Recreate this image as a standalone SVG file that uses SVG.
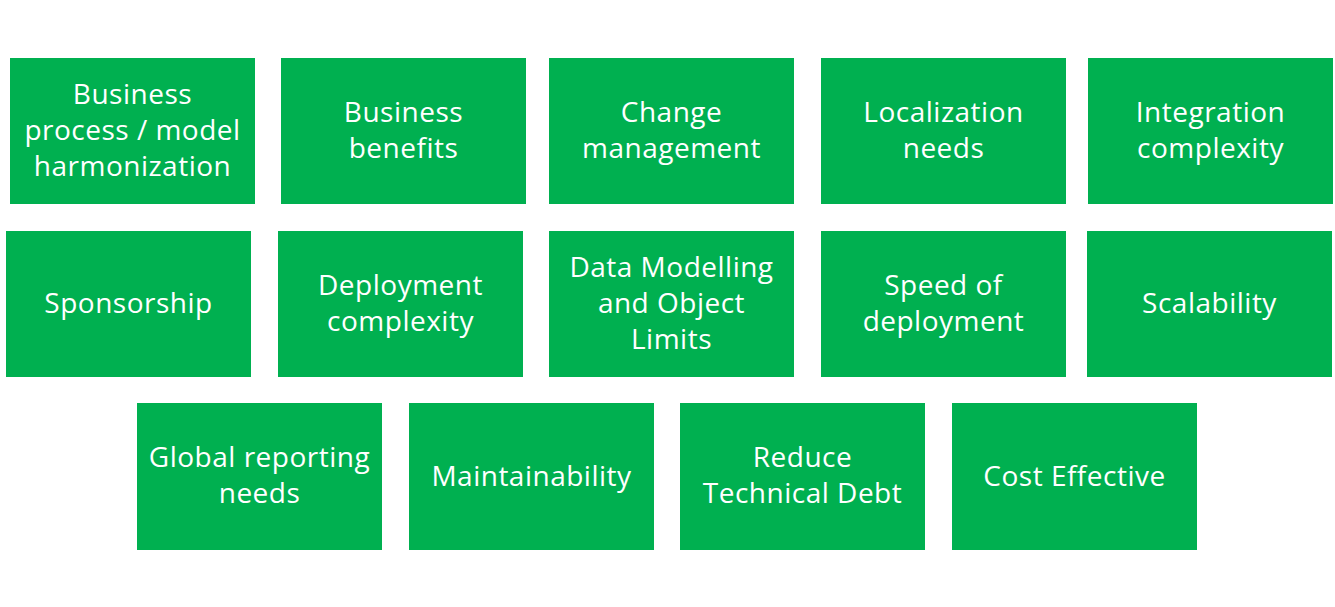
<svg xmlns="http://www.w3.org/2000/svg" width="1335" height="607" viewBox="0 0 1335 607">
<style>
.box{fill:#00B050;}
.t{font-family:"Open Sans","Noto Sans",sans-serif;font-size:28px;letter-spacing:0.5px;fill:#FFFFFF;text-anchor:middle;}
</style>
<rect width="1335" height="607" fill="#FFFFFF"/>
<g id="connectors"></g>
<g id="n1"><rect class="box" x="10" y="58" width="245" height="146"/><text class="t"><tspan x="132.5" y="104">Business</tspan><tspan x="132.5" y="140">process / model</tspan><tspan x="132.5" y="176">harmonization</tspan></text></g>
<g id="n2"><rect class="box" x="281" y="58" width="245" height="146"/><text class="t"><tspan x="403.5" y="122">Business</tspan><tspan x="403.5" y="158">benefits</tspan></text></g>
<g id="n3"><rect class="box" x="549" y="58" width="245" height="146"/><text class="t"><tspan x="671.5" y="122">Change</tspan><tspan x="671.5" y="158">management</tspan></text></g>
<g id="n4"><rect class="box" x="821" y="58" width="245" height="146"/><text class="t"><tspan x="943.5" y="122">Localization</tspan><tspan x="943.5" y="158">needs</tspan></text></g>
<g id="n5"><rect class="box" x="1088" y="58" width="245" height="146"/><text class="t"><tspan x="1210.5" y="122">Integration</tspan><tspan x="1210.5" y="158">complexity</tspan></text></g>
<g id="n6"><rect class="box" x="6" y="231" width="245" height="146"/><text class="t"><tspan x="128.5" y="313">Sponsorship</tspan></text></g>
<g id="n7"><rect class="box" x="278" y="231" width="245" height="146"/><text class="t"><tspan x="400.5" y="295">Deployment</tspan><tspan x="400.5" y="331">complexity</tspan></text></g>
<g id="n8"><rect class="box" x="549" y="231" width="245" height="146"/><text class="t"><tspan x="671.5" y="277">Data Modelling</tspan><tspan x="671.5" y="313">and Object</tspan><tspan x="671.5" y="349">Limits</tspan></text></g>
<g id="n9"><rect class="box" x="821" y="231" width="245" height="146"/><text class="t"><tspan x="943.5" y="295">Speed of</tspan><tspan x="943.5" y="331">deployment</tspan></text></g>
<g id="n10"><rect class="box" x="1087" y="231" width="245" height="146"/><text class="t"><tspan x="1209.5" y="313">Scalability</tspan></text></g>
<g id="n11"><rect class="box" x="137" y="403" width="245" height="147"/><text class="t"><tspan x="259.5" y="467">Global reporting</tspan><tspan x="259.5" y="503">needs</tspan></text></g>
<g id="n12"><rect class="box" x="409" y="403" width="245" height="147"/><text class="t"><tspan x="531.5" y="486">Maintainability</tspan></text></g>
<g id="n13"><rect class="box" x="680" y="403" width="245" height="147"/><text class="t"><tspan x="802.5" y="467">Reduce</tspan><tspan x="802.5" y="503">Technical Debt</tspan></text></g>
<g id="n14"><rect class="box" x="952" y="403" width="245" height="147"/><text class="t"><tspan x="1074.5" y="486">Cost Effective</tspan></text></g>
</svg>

WHAT TO WORK ON - Return the listing above unchanged, apart from dropping its pictures.

RESPONSE TO THIS TASK -
Recreate this image as a standalone SVG file that uses SVG.
<svg xmlns="http://www.w3.org/2000/svg" width="1335" height="607" viewBox="0 0 1335 607">
<style>
.box{fill:#00B050;}
.t{font-family:"Open Sans","Noto Sans",sans-serif;font-size:28px;letter-spacing:0.5px;fill:#FFFFFF;text-anchor:middle;}
</style>
<rect width="1335" height="607" fill="#FFFFFF"/>
<g id="connectors"></g>
<g id="n1"><rect class="box" x="10" y="58" width="245" height="146"/><text class="t"><tspan x="132.5" y="104">Business</tspan><tspan x="132.5" y="140">process / model</tspan><tspan x="132.5" y="176">harmonization</tspan></text></g>
<g id="n2"><rect class="box" x="281" y="58" width="245" height="146"/><text class="t"><tspan x="403.5" y="122">Business</tspan><tspan x="403.5" y="158">benefits</tspan></text></g>
<g id="n3"><rect class="box" x="549" y="58" width="245" height="146"/><text class="t"><tspan x="671.5" y="122">Change</tspan><tspan x="671.5" y="158">management</tspan></text></g>
<g id="n4"><rect class="box" x="821" y="58" width="245" height="146"/><text class="t"><tspan x="943.5" y="122">Localization</tspan><tspan x="943.5" y="158">needs</tspan></text></g>
<g id="n5"><rect class="box" x="1088" y="58" width="245" height="146"/><text class="t"><tspan x="1210.5" y="122">Integration</tspan><tspan x="1210.5" y="158">complexity</tspan></text></g>
<g id="n6"><rect class="box" x="6" y="231" width="245" height="146"/><text class="t"><tspan x="128.5" y="313">Sponsorship</tspan></text></g>
<g id="n7"><rect class="box" x="278" y="231" width="245" height="146"/><text class="t"><tspan x="400.5" y="295">Deployment</tspan><tspan x="400.5" y="331">complexity</tspan></text></g>
<g id="n8"><rect class="box" x="549" y="231" width="245" height="146"/><text class="t"><tspan x="671.5" y="277">Data Modelling</tspan><tspan x="671.5" y="313">and Object</tspan><tspan x="671.5" y="349">Limits</tspan></text></g>
<g id="n9"><rect class="box" x="821" y="231" width="245" height="146"/><text class="t"><tspan x="943.5" y="295">Speed of</tspan><tspan x="943.5" y="331">deployment</tspan></text></g>
<g id="n10"><rect class="box" x="1087" y="231" width="245" height="146"/><text class="t"><tspan x="1209.5" y="313">Scalability</tspan></text></g>
<g id="n11"><rect class="box" x="137" y="403" width="245" height="147"/><text class="t"><tspan x="259.5" y="467">Global reporting</tspan><tspan x="259.5" y="503">needs</tspan></text></g>
<g id="n12"><rect class="box" x="409" y="403" width="245" height="147"/><text class="t"><tspan x="531.5" y="486">Maintainability</tspan></text></g>
<g id="n13"><rect class="box" x="680" y="403" width="245" height="147"/><text class="t"><tspan x="802.5" y="467">Reduce</tspan><tspan x="802.5" y="503">Technical Debt</tspan></text></g>
<g id="n14"><rect class="box" x="952" y="403" width="245" height="147"/><text class="t"><tspan x="1074.5" y="486">Cost Effective</tspan></text></g>
</svg>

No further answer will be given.